Question

Graph $$y=x^{2}, y=(x+5)^{2},$$ and $$y=(x-2)^{2}$$ on the same screen. What can you say about the position of $$y=(x-h)^{2}$$ relative to $$y=x^{2} ?$$

Answer

**step1 Understanding the Base Parabola $$y=x^{2}$$**

The function $$y=x^{2}$$ represents a parabola. This is the simplest form of a quadratic function, and it serves as a base for understanding transformations of other quadratic functions. The graph of $$y=x^{2}$$ is a U-shaped curve that opens upwards. Its lowest point, called the vertex, is located at the origin of the coordinate plane.

$$\text{Vertex of } y=x^{2} \text{ is } (0,0)$$

The y-axis, which is the line $$x=0$$, acts as the axis of symmetry for this parabola, meaning the graph is a mirror image on both sides of this line.

**step2 Understanding the Transformation of $$y=(x+5)^{2}$$**

The function $$y=(x+5)^{2}$$ is a transformation of the base function $$y=x^{2}$$. When a constant is added inside the parenthesis with $$x$$ (e.g., $$(x+h)^{2}$$), it results in a horizontal shift of the graph. In this case, we have $$(x+5)^{2}$$. To find the new vertex, we set the expression inside the parenthesis to zero.

$$x+5=0$$

$$x=-5$$

This means the vertex of $$y=(x+5)^{2}$$ is at $$(-5,0)$$. Comparing this to the vertex of $$y=x^{2}$$ at $$(0,0)$$, we can see that the graph of $$y=(x+5)^{2}$$ is the graph of $$y=x^{2}$$ shifted 5 units to the left along the x-axis.

**step3 Understanding the Transformation of $$y=(x-2)^{2}$$**

Similarly, the function $$y=(x-2)^{2}$$ is also a transformation of $$y=x^{2}$$. When a constant is subtracted inside the parenthesis with $$x$$ (e.g., $$(x-h)^{2}$$), it also results in a horizontal shift. To find the new vertex, we set the expression inside the parenthesis to zero.

$$x-2=0$$

$$x=2$$

This means the vertex of $$y=(x-2)^{2}$$ is at $$(2,0)$$. Comparing this to the vertex of $$y=x^{2}$$ at $$(0,0)$$, we can see that the graph of $$y=(x-2)^{2}$$ is the graph of $$y=x^{2}$$ shifted 2 units to the right along the x-axis.

**step4 Generalizing the Position of $$y=(x-h)^{2}$$ Relative to $$y=x^{2}$$**

Based on the observations from the previous steps, we can generalize the effect of the constant $$h$$ in the function $$y=(x-h)^{2}$$ on the position of the graph relative to $$y=x^{2}$$. The value of $$h$$ determines the horizontal shift of the parabola. The vertex of the new parabola will be at $$(h,0)$$.

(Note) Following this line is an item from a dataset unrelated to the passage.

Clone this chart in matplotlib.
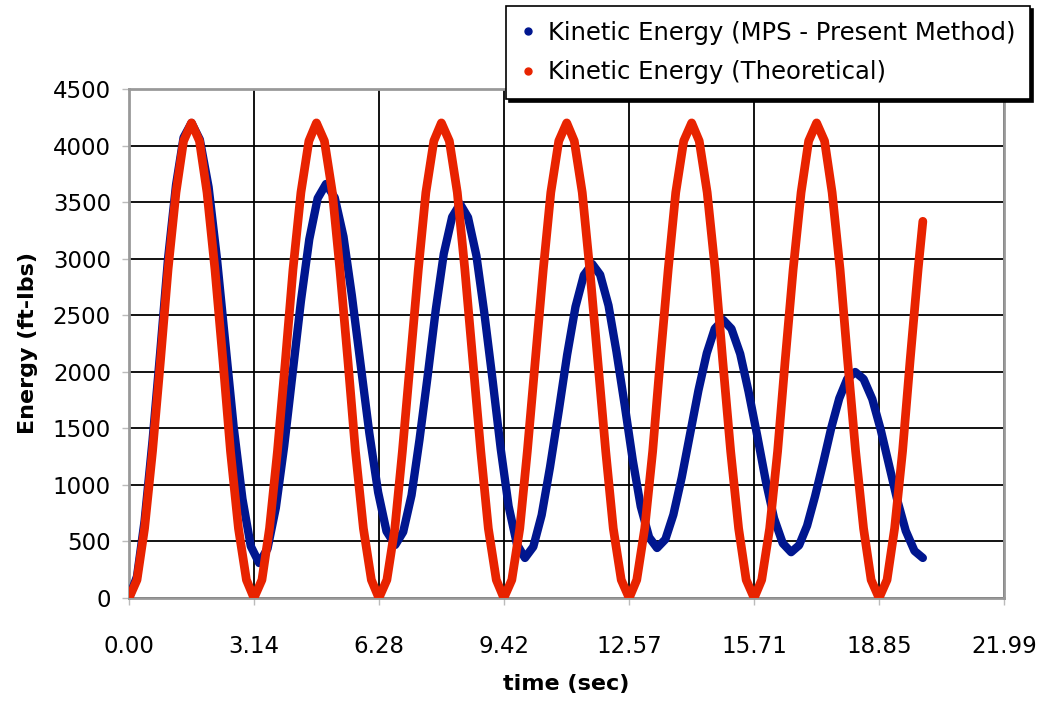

If $$h$$ is a positive number, the graph of $$y=(x-h)^{2}$$ will be the graph of $$y=x^{2}$$ shifted $$h$$ units to the right.

If $$h$$ is a negative number (meaning the expression inside the parenthesis is like $$x-(-|h|)$$, which simplifies to $$x+|h|$$), the graph of $$y=(x-h)^{2}$$ will be the graph of $$y=x^{2}$$ shifted $$|h|$$ units to the left.

In summary, the graph of $$y=(x-h)^{2}$$ is the graph of $$y=x^{2}$$ horizontally translated by $$h$$ units. If $$h$$ is positive, it shifts right; if $$h$$ is negative, it shifts left.